Mr. Ghandy proclaims with pride on the good work and success of the Maoist in terms of imparting basic education and lessons on hygiene amongst the tribals do poses a question do you need guns and a Maoist organization to do this? I think people like Sanjay Pandey and other social activists are doing much better work without these two weapons.
abhijit mukherjee
mumbai, india
Sep 26, 2009 05:22 PM
7
Kobad Ghandhy should have conducted his struggle for the poor and underpriviledged by adopting the tried and tested Gandhian methods of non violent struggle. Maoism is a violent ideology and will not work in India.

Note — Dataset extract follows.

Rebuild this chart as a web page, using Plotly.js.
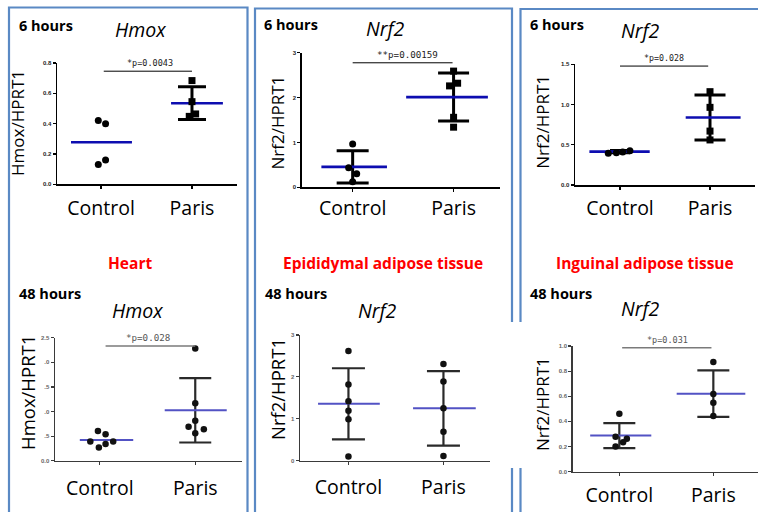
<!DOCTYPE html>
<html><head><meta charset="utf-8">
<script src="https://cdn.plot.ly/plotly-3.0.1.min.js"></script>
<style>html,body{margin:0;padding:0;background:#fff;}#chart{width:758px;height:512px;}</style>
</head><body><div id="chart"></div>
<script>
// ---------------- DATA ----------------
const categories = ['Control', 'Paris'];
const panelTitles = ['Hmox', 'Nrf2', 'Nrf2', 'Hmox', 'Nrf2', 'Nrf2'];
const yTitles = ['Hmox/HPRT1', 'Nrf2/HPRT1', 'Nrf2/HPRT1', 'Hmox/HPRT1', 'Nrf2/HPRT1', 'Nrf2/HPRT1'];
const timeLabels = ['6 hours', '6 hours', '6 hours', '48 hours', '48 hours', '48 hours'];
const tissueLabels = ['Heart', 'Epididymal adipose tissue', 'Inguinal adipose tissue'];
const pLabels = ['*p=0.0043', '**p=0.00159', '*p=0.028', '*p=0.028', '', '*p=0.031'];

// 6 h, heart, Hmox
const controlA = [0.42, 0.40, 0.13, 0.16];
const parisA = [0.684, 0.545, 0.448, 0.464];
const meanA = [0.277, 0.535];
const sdA = [null, 0.108];
// 6 h, epididymal, Nrf2
const controlB = [0.964, 0.437, 0.30, 0.125];
const parisB = [2.59, 2.26, 2.32, 1.56, 1.34];
const meanB = [0.456, 2.01];
const sdB = [0.36, 0.535];
// 6 h, inguinal, Nrf2
const controlC = [0.394, 0.40, 0.41, 0.426];
const parisC = [1.16, 0.965, 0.67, 0.56];
const meanC = [0.415, 0.838];
const sdC = [0.014, 0.28];
// 48 h, heart, Hmox
const controlD = [0.605, 0.54, 0.39, 0.39, 0.34, 0.27];
const parisD = [2.28, 1.17, 0.81, 0.69, 0.64, 0.56];
const meanD = [0.423, 1.025];
const sdD = [null, 0.655];
// 48 h, epididymal, Nrf2
const controlE = [2.62, 1.82, 1.42, 1.19, 0.99, 0.10];
const parisE = [2.31, 1.89, 1.25, 0.69, 0.11];
const meanE = [1.357, 1.25];
const sdE = [0.85, 0.89];
// 48 h, inguinal, Nrf2
const controlF = [0.46, 0.277, 0.26, 0.233, 0.20];
const parisF = [0.872, 0.617, 0.548, 0.442];
const meanF = [0.286, 0.62];
const sdF = [0.10, 0.185];

// y tick values / labels
const yTickValsA = [0, 0.2, 0.4, 0.6, 0.8];
const yTickTextA = ['0.0', '0.2', '0.4', '0.6', '0.8'];
const yTickValsB = [0, 1, 2, 3];
const yTickTextB = ['0', '1', '2', '3'];
const yTickValsC = [0, 0.5, 1.0, 1.5];
const yTickTextC = ['0.0', '0.5', '1.0', '1.5'];
const yTickValsD = [0, 0.5, 1.0, 1.5, 2.0, 2.5];
const yTickTextD = ['0.0', '.5', '.0', '.5', '.0', '2.5'];
const yTickValsE = [0, 1, 2, 3];
const yTickTextE = ['0', '1', '2', '3'];
const yTickValsF = [0, 0.2, 0.4, 0.6, 0.8, 1.0];
const yTickTextF = ['0.0', '0.2', '0.4', '0.6', '0.8', '1.0'];

// ---------------- STYLE / POSITIONS ----------------
const W = 758, H = 512;
const px = v => v / W;
const py = v => 1 - v / H;

const panels = [
  {ctrl: controlA, paris: parisA, mean: meanA, sd: sdA, tv: yTickValsA, tt: yTickTextA},
  {ctrl: controlB, paris: parisB, mean: meanB, sd: sdB, tv: yTickValsB, tt: yTickTextB},
  {ctrl: controlC, paris: parisC, mean: meanC, sd: sdC, tv: yTickValsC, tt: yTickTextC},
  {ctrl: controlD, paris: parisD, mean: meanD, sd: sdD, tv: yTickValsD, tt: yTickTextD},
  {ctrl: controlE, paris: parisE, mean: meanE, sd: sdE, tv: yTickValsE, tt: yTickTextE},
  {ctrl: controlF, paris: parisF, mean: meanF, sd: sdF, tv: yTickValsF, tt: yTickTextF}
];

const styles = [
  {xd: [57, 237], yd: [63, 184.3], xr: [-0.484, 1.495], yr: [0, 0.8], late: false,
   cJit: [-0.03, 0.05, -0.03, 0.05], pJit: [0, 0, -0.03, 0.04], pSym: 'square',
   ext: [[-0.33, 0.34], [-0.23, 0.34]], cap: [14, 14], stand: 3,
   yt: [17, 123, 17], tl: [140, 29], tm: [17, 25], pf: 8.5, br: {y: 0.746, x: [0.03, 1.0], tx: 0.54}},
  {xd: [301.7, 500], yd: [52.7, 187.3], xr: [-0.505, 1.46], yr: [0, 3], late: false,
   cJit: [0, -0.04, 0.04, 0], pJit: [0, -0.04, 0.04, 0, 0], pSym: 'square',
   ext: [[-0.31, 0.34], [-0.47, 0.34]], cap: [16, 15.5], stand: 0,
   yt: [277, 122.5, 17], tl: [385, 28], tm: [262, 24], pf: 9.2, br: {y: 2.775, x: [0, 0.99], tx: 0.54}},
  {xd: [575, 755], yd: [64.3, 185], xr: [-0.5, 1.5], yr: [0, 1.5], late: false,
   cJit: [-0.13, -0.04, 0.03, 0.11], pJit: [0, 0, 0, 0], pSym: 'square',
   ext: [[-0.34, 0.33], [-0.27, 0.34]], cap: [10, 15.5], stand: 2,
   yt: [543, 121.7, 17], tl: [640, 30], tm: [528, 24], pf: 8.3, br: {y: 1.478, x: [0, 0.98], tx: 0.49}},
  {xd: [55, 242], yd: [337.7, 460.7], xr: [-0.47, 1.49], yr: [0, 2.5], late: true,
   cJit: [-0.02, 0.06, -0.1, 0.14, 0.06, -0.01], pJit: [0, 0, 0, -0.07, 0.09, 0], pSym: 'circle',
   ext: [[-0.21, 0.35], [-0.32, 0.33]], cap: [16, 16], stand: 6,
   yt: [27, 393, 18.5], tl: [137, 310], tm: [17, 293], pf: 9.2, br: {y: 2.33, x: [0.06, 1.0], tx: 0.5}},
  {xd: [300, 490], yd: [335, 460.7], xr: [-0.51, 1.49], yr: [0, 3], late: true,
   cJit: [0, 0, 0, 0, 0, 0], pJit: [0, 0, 0, 0, 0], pSym: 'circle',
   ext: [[-0.32, 0.33], [-0.32, 0.34]], cap: [16.5, 16.5], stand: 5,
   yt: [277, 389, 18.5], tl: [377, 310], tm: [263, 293], pf: 9, br: null},
  {xd: [572.7, 758], yd: [346, 471.5], xr: [-0.496, 1.475], yr: [0, 1.0], late: true,
   cJit: [0, -0.04, 0.08, 0.04, -0.04], pJit: [0, 0, 0, 0], pSym: 'circle',
   ext: [[-0.31, 0.34], [-0.39, 0.34]], cap: [16, 16], stand: 3,
   yt: [542, 404, 17], tl: [640, 308], tm: [528, 293], pf: 8.5, br: {y: 0.986, x: [0.03, 0.98], tx: 0.51}}
];

const MAIN_FONT = 'Open Sans, Liberation Sans, sans-serif';
const traces = [];
const layout = {
  width: W, height: H, margin: {l: 0, r: 0, t: 0, b: 0},
  paper_bgcolor: '#ffffff', plot_bgcolor: 'rgba(0,0,0,0)',
  showlegend: false, annotations: [], shapes: []
};

panels.forEach((p, i) => {
  const s = styles[i];
  const n = i === 0 ? '' : String(i + 1);
  const xa = 'x' + n, ya = 'y' + n;
  const axCol = s.late ? '#3a3a3a' : '#000000';
  const errCol = s.late ? '#2a2a2a' : '#000000';
  const blue = s.late ? '#5252c4' : '#0d0db0';
  const dotCol = s.late ? '#111111' : '#000000';

  // error bars (mean +/- SD)
  [0, 1].forEach(g => {
    if (p.sd[g] !== null) {
      traces.push({x: [g], y: [p.mean[g]], xaxis: xa, yaxis: ya, type: 'scatter', mode: 'markers',
        marker: {size: 1, opacity: 0}, hoverinfo: 'skip', cliponaxis: false,
        error_y: {type: 'data', array: [p.sd[g]], visible: true, color: errCol,
                  thickness: s.late ? 2.2 : 3, width: s.cap[g]}});
    }
  });
  // mean lines
  [0, 1].forEach(g => {
    traces.push({x: [g + s.ext[g][0], g + s.ext[g][1]], y: [p.mean[g], p.mean[g]],
      xaxis: xa, yaxis: ya, type: 'scatter', mode: 'lines', hoverinfo: 'skip', cliponaxis: false,
      line: {color: blue, width: s.late ? 2 : 2.6}});
  });
  // individual points
  traces.push({x: p.ctrl.map((v, k) => 0 + s.cJit[k]), y: p.ctrl, xaxis: xa, yaxis: ya,
    type: 'scatter', mode: 'markers', cliponaxis: false,
    marker: {symbol: 'circle', size: s.late ? 6.5 : 7, color: dotCol}});
  traces.push({x: p.paris.map((v, k) => 1 + s.pJit[k]), y: p.paris, xaxis: xa, yaxis: ya,
    type: 'scatter', mode: 'markers', cliponaxis: false,
    marker: {symbol: s.pSym, size: s.late ? 6.5 : 7, color: dotCol}});

  layout['xaxis' + n] = {
    domain: [px(s.xd[0]), px(s.xd[1])], range: s.xr, anchor: ya,
    showgrid: false, zeroline: false, showline: true, linecolor: axCol, linewidth: 1.5,
    tickvals: [0, 1], ticktext: categories, ticks: 'outside', ticklen: 3, tickwidth: 1.2, tickcolor: axCol,
    ticklabelstandoff: s.stand,
    tickfont: {family: MAIN_FONT, size: 19.5, color: '#000000'}, fixedrange: true
  };
  layout['yaxis' + n] = {
    domain: [py(s.yd[1]), py(s.yd[0])], range: s.yr, anchor: xa,
    showgrid: false, zeroline: false, showline: true, linecolor: axCol, linewidth: 1.5,
    tickvals: p.tv, ticktext: p.tt, ticks: 'outside', ticklen: 3, tickwidth: 1.2, tickcolor: axCol,
    tickfont: {family: 'Liberation Sans, Arial, sans-serif', size: 6, weight: 'bold', color: s.late ? '#666666' : '#222222'},
    fixedrange: true
  };

  // y title
  layout.annotations.push({xref: 'paper', yref: 'paper', x: px(s.yt[0]), y: py(s.yt[1]),
    xanchor: 'center', yanchor: 'middle', textangle: -90, showarrow: false, text: yTitles[i],
    font: {family: MAIN_FONT, size: s.yt[2], color: '#000000'}});
  // panel title (gene)
  layout.annotations.push({xref: 'paper', yref: 'paper', x: px(s.tl[0]), y: py(s.tl[1]),
    xanchor: 'center', yanchor: 'middle', showarrow: false, text: '<i>' + panelTitles[i] + '</i>',
    font: {family: MAIN_FONT, size: 19.5, color: '#000000'}});
  // time label
  layout.annotations.push({xref: 'paper', yref: 'paper', x: px(s.tm[0]), y: py(s.tm[1]),
    xanchor: 'left', yanchor: 'middle', showarrow: false, text: '<b>' + timeLabels[i] + '</b>',
    font: {family: MAIN_FONT, size: 14.5, color: '#000000'}});
  // significance bracket
  if (s.br && pLabels[i]) {
    layout.shapes.push({type: 'line', xref: xa, yref: ya, x0: s.br.x[0], x1: s.br.x[1],
      y0: s.br.y, y1: s.br.y, line: {color: s.late ? '#7a7a7a' : '#000000', width: s.late ? 1.6 : 1}});
    layout.annotations.push({xref: xa, yref: ya, x: s.br.tx, y: s.br.y, yshift: 1,
      xanchor: 'center', yanchor: 'bottom', showarrow: false, text: pLabels[i],
      font: {family: 'DejaVu Sans Mono, monospace', size: s.pf, color: s.late ? '#555555' : '#222222'}});
  }
});

// tissue labels
const tissueX = [130, 383, 645];
tissueLabels.forEach((t, k) => {
  layout.annotations.push({xref: 'paper', yref: 'paper', x: px(tissueX[k]), y: py(263),
    xanchor: 'center', yanchor: 'middle', showarrow: false, text: '<b>' + t + '</b>',
    font: {family: MAIN_FONT, size: 15.5, color: '#ff0000'}});
});

// blue panel frames
const frameCol = '#5a89c4';
const frames = [[9, 7.5, 247.5, 520], [255, 8.5, 512, 520], [520.5, 9, 775, 520]];
frames.forEach(f => {
  layout.shapes.push({type: 'rect', xref: 'paper', yref: 'paper', x0: px(f[0]), x1: px(f[2]),
    y0: py(f[3]), y1: py(f[1]), line: {color: frameCol, width: 2.2}, fillcolor: 'rgba(0,0,0,0)', layer: 'below'});
});
// white patch of the pasted 48 h inguinal figure hiding part of the frames
layout.shapes.push({type: 'rect', xref: 'paper', yref: 'paper', x0: px(506), x1: px(527),
  y0: py(468), y1: py(322), line: {width: 0}, fillcolor: '#ffffff', layer: 'below'});

Plotly.newPlot('chart', traces, layout, {displayModeBar: false, staticPlot: true});
</script>
</body></html>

Many of the elite friends of his in the media are simply that elitists who have shed any moral and ethical values they may have and certainly have shut their eyes to the real damage done to the people's cause by Maoism.

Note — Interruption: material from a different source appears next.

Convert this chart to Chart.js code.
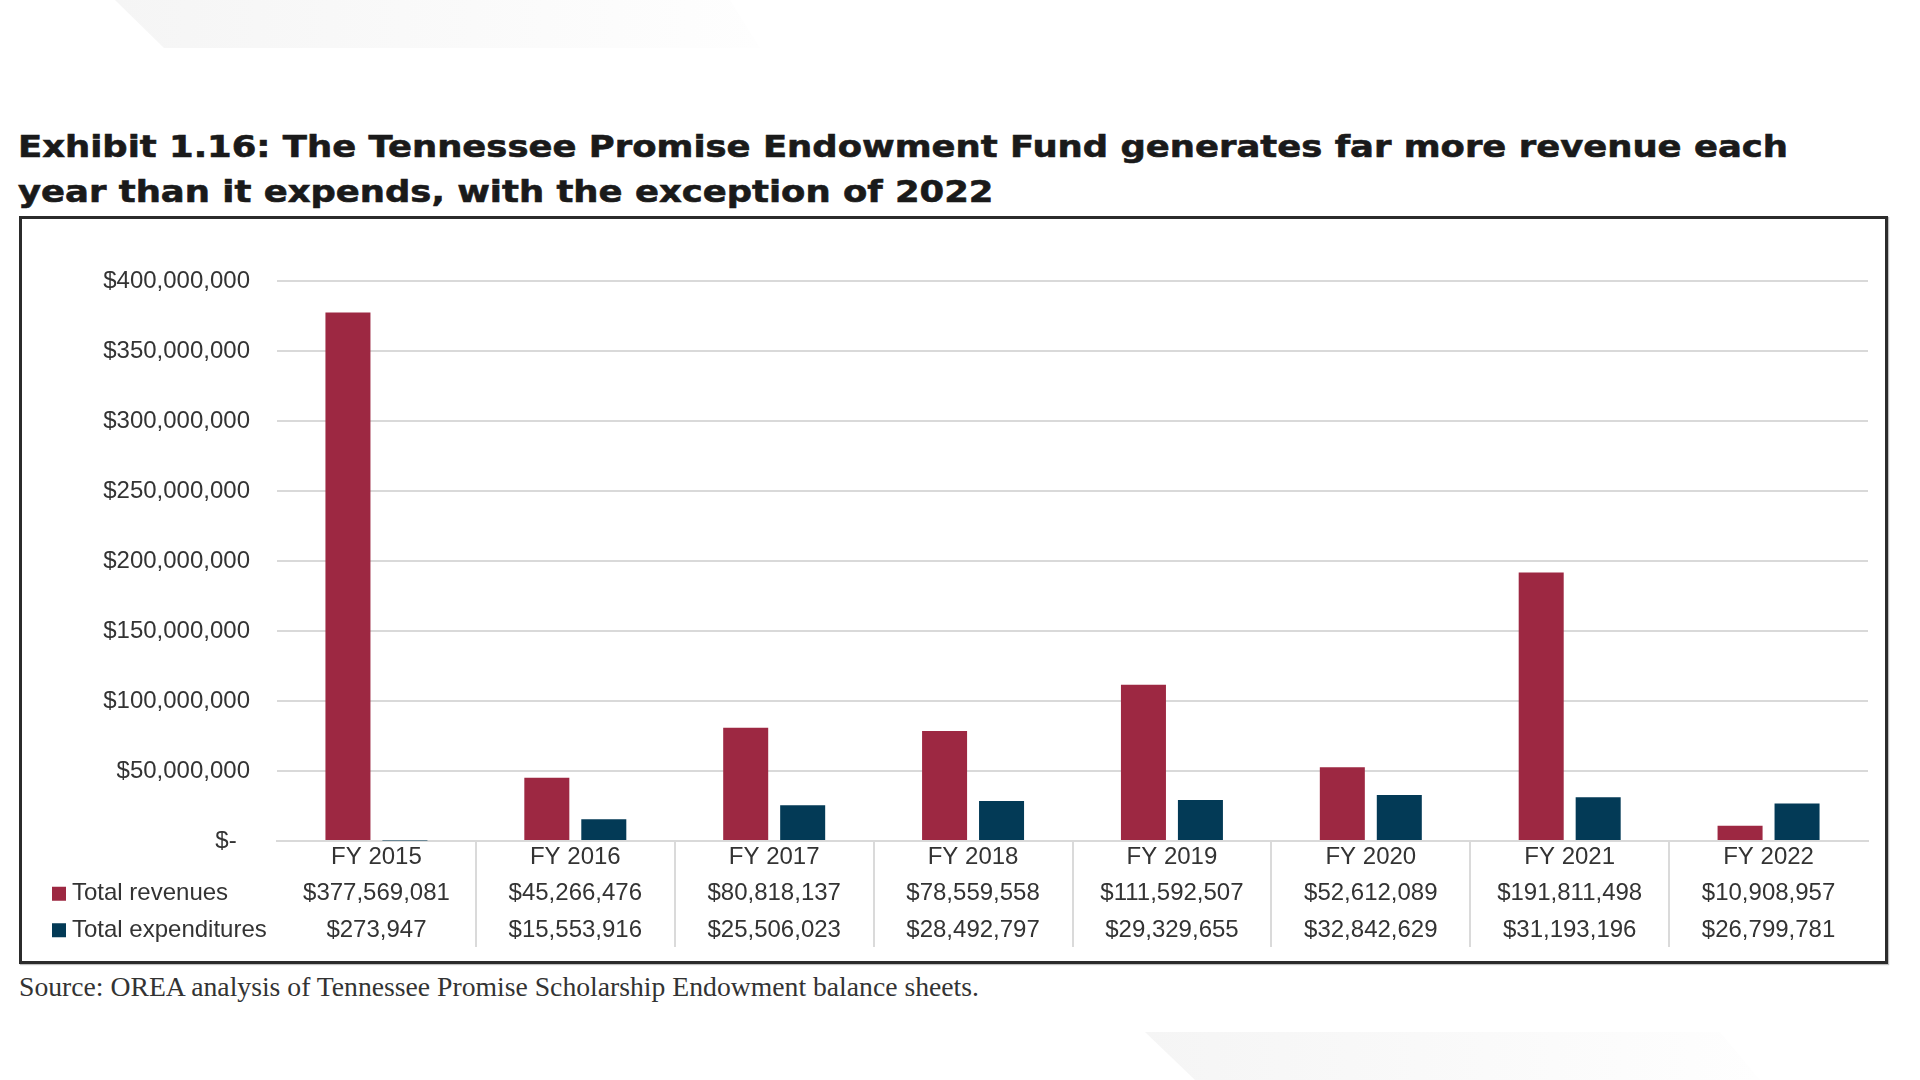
<!DOCTYPE html>
<html>
<head>
<meta charset="utf-8">
<script src="https://cdn.jsdelivr.net/npm/chart.js@4.4.1/dist/chart.umd.min.js"></script>
<style>
  html, body { margin: 0; padding: 0; background: #fff; }
  #page { position: relative; width: 1920px; height: 1080px; overflow: hidden; background: #fff; }
  #deco { position: absolute; left: 0; top: 0; }
  .title { position: absolute; left: 18px; font-family: "DejaVu Sans", sans-serif; font-weight: bold;
           font-size: 30px; line-height: 30px; color: #1a1a1a; white-space: nowrap; transform-origin: 0 0;
           -webkit-text-stroke: 0.6px #1a1a1a; }
  #frame { position: absolute; left: 19px; top: 216px; width: 1869px; height: 748px; box-sizing: border-box;
           border: 3px solid #2b2b2b; box-shadow: 1px 1px 1px rgba(0,0,0,0.25); }
  #source { position: absolute; left: 19px; top: 974px; font-family: "Liberation Serif", serif; font-size: 27px;
            line-height: 27px; color: #333; white-space: nowrap; transform-origin: 0 0; }
  #chartBox { position: absolute; left: 0; top: 0; width: 1920px; height: 1080px; }
</style>
</head>
<body>
<div id="page">
  <svg id="deco" width="1920" height="1080">
    <defs>
      <linearGradient id="g1" x1="115" y1="0" x2="760" y2="0" gradientUnits="userSpaceOnUse">
        <stop offset="0" stop-color="#f5f5f5"/><stop offset="1" stop-color="#fefefe"/>
      </linearGradient>
      <linearGradient id="g2" x1="1145" y1="0" x2="1760" y2="0" gradientUnits="userSpaceOnUse">
        <stop offset="0" stop-color="#f5f5f5"/><stop offset="1" stop-color="#fefefe"/>
      </linearGradient>
    </defs>
    <polygon points="115,0 730,0 760,48 164,48" fill="url(#g1)"/>
    <polygon points="1145,1032 1720,1032 1760,1080 1195,1080" fill="url(#g2)"/>
  </svg>
  <div class="title" id="t1" style="top:132px">Exhibit 1.16: The Tennessee Promise Endowment Fund generates far more revenue each</div>
  <div class="title" id="t2" style="top:177px">year than it expends, with the exception of 2022</div>
  <div id="frame"></div>
  <div id="source">Source: OREA analysis of Tennessee Promise Scholarship Endowment balance sheets.</div>
  <div id="chartBox"><canvas id="c" width="1920" height="1080"></canvas></div>
</div>
<script>
const categories = ['FY 2015', 'FY 2016', 'FY 2017', 'FY 2018', 'FY 2019', 'FY 2020', 'FY 2021', 'FY 2022'];
const revenues = [377569081, 45266476, 80818137, 78559558, 111592507, 52612089, 191811498, 10908957];
const expenditures = [273947, 15553916, 25506023, 28492797, 29329655, 32842629, 31193196, 26799781];
const seriesNames = ['Total revenues', 'Total expenditures'];
const seriesColors = ['#9d2842', '#033a56'];
const yMax = 400000000;
const yStep = 50000000;

function money(v) {
  if (v === 0) return '$-  ';
  return '$' + Math.round(v).toLocaleString('en-US');
}

// horizontal fit of the title and source to the reference widths
const t1w = document.getElementById('t1').getBoundingClientRect().width;
['t1', 't2'].forEach(id => { document.getElementById(id).style.transform = 'scaleX(' + (1770 / t1w) + ')'; });
const sw = document.getElementById('source').getBoundingClientRect().width;
document.getElementById('source').style.transform = 'scaleX(' + (960 / sw) + ')';

const FONT = '"Liberation Sans", Arial, sans-serif';
const TEXT = '#333333';
const X_TICK_LEN = 106;
const X_PAD = -108;
const LINE_H = 36.5;

const legendPlugin = {
  id: 'tableLegend',
  afterDraw(chart) {
    const xs = chart.scales.x;
    const ctx = chart.ctx;
    const first = xs.top + X_TICK_LEN + X_PAD + LINE_H / 2;
    ctx.save();
    ctx.font = '24px ' + FONT;
    ctx.textBaseline = 'middle';
    ctx.textAlign = 'left';
    seriesNames.forEach((name, i) => {
      const y = first + LINE_H * (i + 1);
      ctx.fillStyle = seriesColors[i];
      ctx.fillRect(52, y - 7, 14, 14);
      ctx.fillStyle = TEXT;
      ctx.fillText(name, 72, y);
    });
    ctx.restore();
  }
};

new Chart(document.getElementById('c'), {
  type: 'bar',
  data: {
    labels: categories,
    datasets: [
      { label: seriesNames[0], data: revenues, backgroundColor: seriesColors[0], borderWidth: 0,
        categoryPercentage: 0.573, barPercentage: 0.79 },
      { label: seriesNames[1], data: expenditures, backgroundColor: seriesColors[1], borderWidth: 0,
        categoryPercentage: 0.573, barPercentage: 0.79 }
    ]
  },
  options: {
    responsive: false,
    devicePixelRatio: 1,
    animation: false,
    layout: { padding: { left: 20, right: 52, top: 281, bottom: 119 } },
    plugins: { legend: { display: false }, tooltip: { enabled: false }, title: { display: false } },
    scales: {
      y: {
        min: 0, max: yMax,
        ticks: { stepSize: yStep, callback: v => money(v), font: { family: FONT, size: 24 }, color: TEXT, padding: 27 },
        grid: { color: '#d9d9d9', lineWidth: 2, drawTicks: false },
        border: { display: false },
        afterFit: s => { s.width = 257; }
      },
      x: {
        offset: true,
        grid: {
          offset: true, drawOnChartArea: false, drawTicks: true, tickLength: X_TICK_LEN, lineWidth: 2,
          color: ctx => (ctx.type !== 'tick' || ctx.index === 0) ? 'rgba(0,0,0,0)' : '#dadada'
        },
        border: { display: true, color: '#d9d9d9', width: 2 },
        ticks: {
          autoSkip: false, maxRotation: 0, minRotation: 0, padding: X_PAD,
          font: { family: FONT, size: 24, lineHeight: LINE_H / 24 }, color: TEXT,
          callback: (v, i) => [categories[i], money(revenues[i]), money(expenditures[i])]
        },
        afterFit: s => { s.height = 120; }
      }
    }
  },
  plugins: [legendPlugin]
});
</script>
</body>
</html>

Glorifying him by calling him a gentle soul etc. is simply evading the issue.
Dr. Vijaya Rajiva
Montreal, Canada
Sep 25, 2009 09:30 PM
8
"Ghandy" is indeed the correct spelling.
Sundeep Dougal
New Delhi, India
Sep 25, 2009 09:21 PM
9
Please correct the spelling of Gandhi not Ghandy.
Praful R Shah
Houston, USA
Sep 25, 2009 06:16 PM
10
Arrest of Kobad Ghandy has created a huge gridlock for the elitist media & they are ambivalent so far Ghandy being a naxal is concerned. He being a naxal is too much of a news & its potential ratings too high to consign him to oblivion. How to handle him in news & views ? Advocate encounter him? Beat the hell out of him to exorcise his naxalism? A lesser elite Dr. Binayak Sen was ignored. When his inevitable release from jail came, he got fleeting mention in mainline media & quickly forgotten. But Ghandy has a home right on the sea down Malabar Hills as many of his near & dears ones seem to do. They may or may not allow him to be forgotten or dump him to his devices in the infamous Tihar. Watch this spot.
MANISH BANERJEE
KOLKATA, India
Sep 25, 2009 01:45 AM
11
I salute you from bottom of my heart Mr. Ghandy. You are a big exception in our greedy and materialistic nation. In a nation where a small servant boy carry School bag of his same age Master's son.
I don't know how we get blinded in our day to day life and ignore vast sea of poor souls.
I hope your sacrifice will make some people wake up and hear cry and pain of our poor brothers.